───── DATA FOR THE TASK ─────

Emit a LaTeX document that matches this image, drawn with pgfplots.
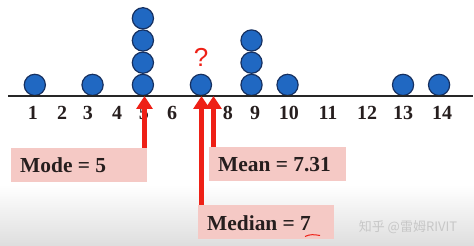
\documentclass[border=0pt]{standalone}
\usepackage{pgfplots}
\pgfplotsset{compat=1.18}
\usepackage{pgfplotstable}
\usetikzlibrary{arrows.meta}
\usepackage{fontspec}
\setmainfont{Liberation Serif}
\newfontfamily\cjk{Noto Sans CJK SC}
\newfontfamily\hand{Liberation Sans}
\definecolor{dotblue}{RGB}{32,104,194}
\definecolor{dotedge}{RGB}{22,48,96}
\definecolor{arrowred}{RGB}{238,32,22}
\definecolor{boxpink}{RGB}{245,201,197}
\definecolor{txt}{RGB}{38,30,30}

% value = data value, pos = horizontal position on the drawn (unevenly spaced) scale, level = place in the stack
\pgfplotstableread{
value pos level
1  1.03  1
3  3.13  1
5  4.96  1
5  4.96  2
5  4.96  3
5  4.96  4
7  7.07  1
9  8.91  1
9  8.91  2
9  8.91  3
10 10.22 1
13 14.42 1
14 15.73 1
}\dotdata

\begin{document}
\begin{tikzpicture}
\begin{axis}[
  scale only axis, width=474pt, height=246pt,
  xmin=-0.236, xmax=17.0,
  ymin=-6.757, ymax=4.324,
  axis x line=middle, axis y line=none,
  x axis line style={-, draw=none},
  ytick=\empty,
  xtick={0.96,2.02,2.96,4.02,5.0,6.02,7.05,8.05,9.04,10.27,11.69,13.11,14.42,15.84},
  xticklabels={1,2,3,4,5,6,,8,9,10,11,12,13,14},
  major tick length=0pt,
  xticklabel style={anchor=center, inner sep=0pt, yshift=-17pt,
    font=\fontsize{20}{20}\selectfont\bfseries, text=txt},
  clip=false,
]
\path (rel axis cs:0,0) rectangle (rel axis cs:1,1);
\coordinate (TL) at (rel axis cs:0,1);
\addplot[only marks, mark=*, mark size=10.6pt,
  mark options={fill=dotblue, draw=dotedge, line width=1.2pt}]
  table[x=pos, y expr=\thisrow{level}-0.5] {\dotdata};
\end{axis}

\begin{scope}[shift={(TL)}, x=1pt, y=-1pt]
  % background gradient at the bottom
  \shade[top color=white, bottom color=black!13, draw=none] (0,185) rectangle (474,246);
  % axis line
  \draw[line width=1.5pt, black!85] (8,96) -- (473,96);
  % boxes
  \fill[boxpink] (11,148) rectangle (147,182);
  \fill[boxpink] (209,147) rectangle (346,181);
  \fill[boxpink] (198,205) rectangle (334,239);
  \begin{scope}[every node/.style={anchor=base west, inner sep=0pt,
      font=\fontsize{21.4}{21.4}\selectfont\bfseries, text=txt}]
    \node at (20,172.5) {Mode = 5};
    \node at (218,171.5) {Mean = 7.31};
    \node at (207,230.5) {Median = 7};
  \end{scope}
  % arrows
  \begin{scope}[arrowred, line width=5pt, -{Triangle[width=16pt,length=13pt]}]
    \draw (144.5,148) -- (144.5,96);
    \draw (201.5,205) -- (201.5,96);
    \draw (213.5,147) -- (213.5,96);
  \end{scope}
  % handwritten marks
  \node[text=arrowred, font=\hand\fontsize{26}{26}\selectfont] at (201,57) {?};
  \draw[arrowred, line width=1pt] (305,236.5) .. controls (310,234) and (314,234.5) .. (320,235.5);
  % watermark
  \node[text=black!22, font=\cjk\fontsize{13}{13}\selectfont] at (408,227) {知乎 @雷姆RIVIT};
\end{scope}

\pgfresetboundingbox
\begin{scope}[shift={(TL)}, x=1pt, y=-1pt]
  \path[use as bounding box] (0,0) rectangle (474,246);
\end{scope}
\end{tikzpicture}
\end{document}
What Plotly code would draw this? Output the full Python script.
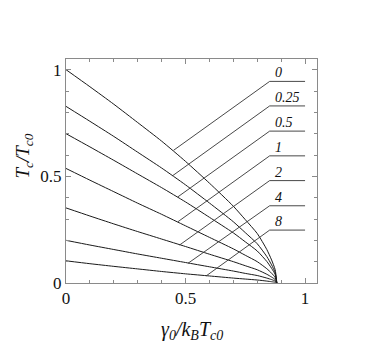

─────

**EXERCISE GOAL:** Leave the pictures out and write out every entry exactly as given.

**SOLUTION TO THIS PROBLEM:**
Emit a LaTeX document that matches this image, drawn with pgfplots.
\documentclass[border=0pt]{standalone}
\usepackage{pgfplots}
\pgfplotsset{compat=1.18}
\usepackage{pgfplotstable}
\usetikzlibrary{arrows.meta}
\usepackage{fontspec}
\setmainfont{Liberation Serif}
\newfontfamily\cjk{Noto Sans CJK SC}
\newfontfamily\hand{Liberation Sans}
\definecolor{dotblue}{RGB}{32,104,194}
\definecolor{dotedge}{RGB}{22,48,96}
\definecolor{arrowred}{RGB}{238,32,22}
\definecolor{boxpink}{RGB}{245,201,197}
\definecolor{txt}{RGB}{38,30,30}

% value = data value, pos = horizontal position on the drawn (unevenly spaced) scale, level = place in the stack
\pgfplotstableread{
value pos level
1  1.03  1
3  3.13  1
5  4.96  1
5  4.96  2
5  4.96  3
5  4.96  4
7  7.07  1
9  8.91  1
9  8.91  2
9  8.91  3
10 10.22 1
13 14.42 1
14 15.73 1
}\dotdata

\begin{document}
\begin{tikzpicture}
\begin{axis}[
  scale only axis, width=474pt, height=246pt,
  xmin=-0.236, xmax=17.0,
  ymin=-6.757, ymax=4.324,
  axis x line=middle, axis y line=none,
  x axis line style={-, draw=none},
  ytick=\empty,
  xtick={0.96,2.02,2.96,4.02,5.0,6.02,7.05,8.05,9.04,10.27,11.69,13.11,14.42,15.84},
  xticklabels={1,2,3,4,5,6,,8,9,10,11,12,13,14},
  major tick length=0pt,
  xticklabel style={anchor=center, inner sep=0pt, yshift=-17pt,
    font=\fontsize{20}{20}\selectfont\bfseries, text=txt},
  clip=false,
]
\path (rel axis cs:0,0) rectangle (rel axis cs:1,1);
\coordinate (TL) at (rel axis cs:0,1);
\addplot[only marks, mark=*, mark size=10.6pt,
  mark options={fill=dotblue, draw=dotedge, line width=1.2pt}]
  table[x=pos, y expr=\thisrow{level}-0.5] {\dotdata};
\end{axis}

\begin{scope}[shift={(TL)}, x=1pt, y=-1pt]
  % background gradient at the bottom
  \shade[top color=white, bottom color=black!13, draw=none] (0,185) rectangle (474,246);
  % axis line
  \draw[line width=1.5pt, black!85] (8,96) -- (473,96);
  % boxes
  \fill[boxpink] (11,148) rectangle (147,182);
  \fill[boxpink] (209,147) rectangle (346,181);
  \fill[boxpink] (198,205) rectangle (334,239);
  \begin{scope}[every node/.style={anchor=base west, inner sep=0pt,
      font=\fontsize{21.4}{21.4}\selectfont\bfseries, text=txt}]
    \node at (20,172.5) {Mode = 5};
    \node at (218,171.5) {Mean = 7.31};
    \node at (207,230.5) {Median = 7};
  \end{scope}
  % arrows
  \begin{scope}[arrowred, line width=5pt, -{Triangle[width=16pt,length=13pt]}]
    \draw (144.5,148) -- (144.5,96);
    \draw (201.5,205) -- (201.5,96);
    \draw (213.5,147) -- (213.5,96);
  \end{scope}
  % handwritten marks
  \node[text=arrowred, font=\hand\fontsize{26}{26}\selectfont] at (201,57) {?};
  \draw[arrowred, line width=1pt] (305,236.5) .. controls (310,234) and (314,234.5) .. (320,235.5);
  % watermark
  \node[text=black!22, font=\cjk\fontsize{13}{13}\selectfont] at (408,227) {知乎 @雷姆RIVIT};
\end{scope}

\pgfresetboundingbox
\begin{scope}[shift={(TL)}, x=1pt, y=-1pt]
  \path[use as bounding box] (0,0) rectangle (474,246);
\end{scope}
\end{tikzpicture}
\end{document}
What Plotly code would draw this? Output the full Python script.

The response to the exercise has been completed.